The scientists found that when certain organic substances called Janus dendrimers are added to water, they spontaneously form a menagerie of nano-sized packets shaped like bubbles, tubes, and disks. Percec named them "dendrimersomes," and indications are that the structures are ideally suited to serve as packages for carrying drugs, genes, medical imaging and diagnostic agents, and cosmetics into the body. Their structural similarity to natural cell membranes makes them highly compatible with the body's own cells.
Dendrimersomes show promise of being more stable, targeted, and effective than existing nanomaterials used for drug delivery, Percec said. The packets also tend to be uniform in size, are easily formed, and can be customized for different functions, properties which give them additional advantages in the emerging field of nanomedicine.
Percec's talk will describe dendrimersomes and other bioinspired materials, some of which show promise for improved solar cells, electronics, water purification, and other applications. It takes place on Monday, March 28, from 5:30 to 6:30 p.m., Pacific Time, in the Anaheim Convention Center, Halls D/E.
Sponsored by The Kavli Foundation, a philanthropic organization that supports basic scientific research, the lectures are designed to address the urgent need for vigorous, "outside the box" thinking by scientists as they tackle the world's mounting challenges, including climate change, emerging diseases, and water and energy shortages.
"We are dedicated to advancing science for the benefit of humanity, promoting public understanding of scientific research, and supporting scientists and their work," said Kavli Foundation President Robert W. Conn in a statement. "The Kavli Foundation Innovations in Chemistry Lecture program at the ACS national meetings fits perfectly with our commitment to support groundbreaking discovery and promote public understanding."

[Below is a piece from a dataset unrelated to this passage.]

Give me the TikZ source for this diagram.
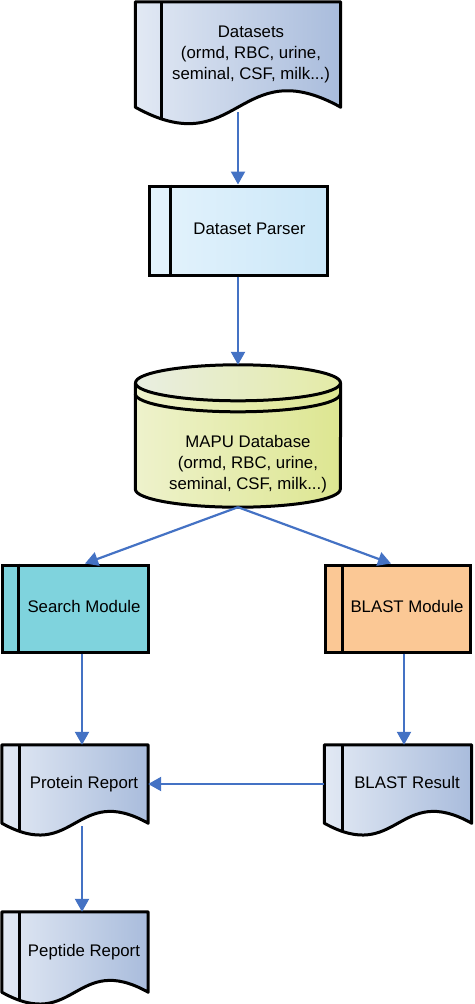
\documentclass[tikz,border=0pt]{standalone}
\usepackage{fontspec}
\setmainfont{Liberation Sans}
\usepackage{xcolor}
\usetikzlibrary{arrows.meta,calc,backgrounds}

\definecolor{flowblue}{HTML}{4472C4}
\definecolor{docleft}{HTML}{E2E9F4}
\definecolor{docright}{HTML}{A9BCDC}
\definecolor{parserleft}{HTML}{E4F3FC}
\definecolor{parserright}{HTML}{CBE7F8}
\definecolor{dbleft}{HTML}{EEF2CC}
\definecolor{dbright}{HTML}{DDE691}
\definecolor{dbtopleft}{HTML}{E9EEE2}
\definecolor{dbtopright}{HTML}{E4EBA6}
\definecolor{searchcol}{HTML}{7FD3DD}
\definecolor{blastcol}{HTML}{FBC895}

% text of a shape, moved right of the stripe
\newcommand{\flowtext}[2]{\hspace*{#1}\begin{tabular}{@{}c@{}}#2\end{tabular}}
% same, lowered into the body of the cylinder
\newcommand{\lowtext}[3]{\hspace*{#1}\raisebox{#2}[0pt][0pt]{\begin{tabular}{@{}c@{}}#3\end{tabular}}}

% document shape: node, stripe, wave
\def\docpath#1#2{(#1.north west) -- (#1.north east) -- (#1.south east) .. controls ($(#1.south)+(0,#2)$) and ($(#1.south)+(0,-#2)$) .. (#1.south west) -- cycle}
\newcommand{\drawdoc}[3]{%
  \fill[docfill] \docpath{#1}{#3};
  \begin{scope}
    \clip \docpath{#1}{#3};
    \draw[shapeline] ($(#1.north west)+(#2,0)$) -- ($(#1.south west)+(#2,-40)$);
  \end{scope}
  \draw[shapeline] \docpath{#1}{#3};
}
% database: node, x radius
\newcommand{\drawdb}[2]{%
  \fill[dbfill] ($(#1.north west)+(0,-18)$) -- ($(#1.south west)+(0,18)$) arc[start angle=180,end angle=360,x radius=#2,y radius=18] -- ($(#1.north east)+(0,-18)$) -- cycle;
  \draw[shapeline] ($(#1.north west)+(0,-18)$) -- ($(#1.south west)+(0,18)$) arc[start angle=180,end angle=360,x radius=#2,y radius=18] -- ($(#1.north east)+(0,-18)$);
  \draw[shapeline,dbtopfill] ($(#1.north)+(0,-18)$) ellipse[x radius=#2,y radius=18];
  \draw[shapeline] ($(#1.north west)+(0,-29)$) arc[start angle=180,end angle=360,x radius=#2,y radius=18];
}

\begin{document}
\begin{tikzpicture}[x=1pt,y=1pt,
  flow/.style={inner sep=0pt,font=\fontsize{16.8}{21}\selectfont,text=black},
  boxnode/.style={flow,draw=black,line width=3pt},
  shapeline/.style={draw=black,line width=3pt,line join=round},
  docfill/.style={left color=docleft,right color=docright},
  dbfill/.style={left color=dbleft,right color=dbright},
  dbtopfill/.style={left color=dbtopleft,right color=dbtopright},
  conn/.style={draw=flowblue,line width=2.2pt,-{Triangle[width=14pt,length=13pt]}}]
\useasboundingbox (0,0) rectangle (474,-1004);

\node[flow,minimum width=205pt,minimum height=105pt] (data) at (238,-54.5)
  {\flowtext{26pt}{Datasets\\(ormd, RBC, urine,\\seminal, CSF, milk...)}};
\node[boxnode,left color=parserleft,right color=parserright,minimum width=178pt,minimum height=89pt] (parser) at (238,-230.5)
  {\flowtext{23pt}{Dataset Parser}};
\node[flow,minimum width=205pt,minimum height=142pt] (db) at (238,-436)
  {\lowtext{20pt}{-33pt}{MAPU Database\\(ormd, RBC, urine,\\seminal, CSF, milk...)}};
\node[boxnode,fill=searchcol,minimum width=146pt,minimum height=87pt] (search) at (75,-608.5)
  {\flowtext{18pt}{Search Module}};
\node[boxnode,fill=blastcol,minimum width=145pt,minimum height=87pt] (blast) at (398,-608.5)
  {\flowtext{18pt}{BLAST Module}};
\node[flow,minimum width=146pt,minimum height=78pt] (protein) at (75,-784)
  {\flowtext{18pt}{Protein Report}};
\node[flow,minimum width=147pt,minimum height=78pt] (blastres) at (398,-784)
  {\flowtext{18pt}{BLAST Result}};
\node[flow,minimum width=146pt,minimum height=80pt] (peptide) at (75,-952)
  {\flowtext{18pt}{Peptide Report}};

\begin{scope}[on background layer]
  \drawdoc{data}{26}{57}
  \drawdb{db}{102.5}
  \drawdoc{protein}{18}{41}
  \drawdoc{blastres}{18}{41}
  \drawdoc{peptide}{18}{41}
\end{scope}

\draw[shapeline] ($(parser.north west)+(23,0)$) -- ($(parser.south west)+(23,0)$);
\draw[shapeline] ($(search.north west)+(18,0)$) -- ($(search.south west)+(18,0)$);
\draw[shapeline] ($(blast.north west)+(18,0)$) -- ($(blast.south west)+(18,0)$);

\draw[conn,shorten <=5pt] (data.south) -- (parser.north);
\draw[conn] (parser.south) -- (db.north);
\draw[conn] (db.south) -- ([xshift=10pt]search.north);
\draw[conn] (db.south) -- ([xshift=-7pt]blast.north);
\draw[conn] ([xshift=7pt]search.south) -- ([xshift=7pt]protein.north);
\draw[conn] ([xshift=6pt]blast.south) -- ([xshift=6pt]blastres.north);
\draw[conn] (blastres.west) -- (protein.east);
\draw[conn,shorten <=3pt] ([xshift=7pt]protein.south) -- ([xshift=7pt]peptide.north);
\end{tikzpicture}
\end{document}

The Kavli lectures debut at the Anaheim meeting during this International Year of Chemistry
and will continue through 2013. They will address the urgent need for vigorous, new, "outside-the-box"- thinking, as scientists tackle many of the world's mounting challenges like climate change, emerging diseases, and water and energy shortages. The Kavli Foundation
, an internationally recognized philanthropic organization known for its support of basic scientific innovation, agreed to sponsor the lectures in conjunction with ACS in 2010.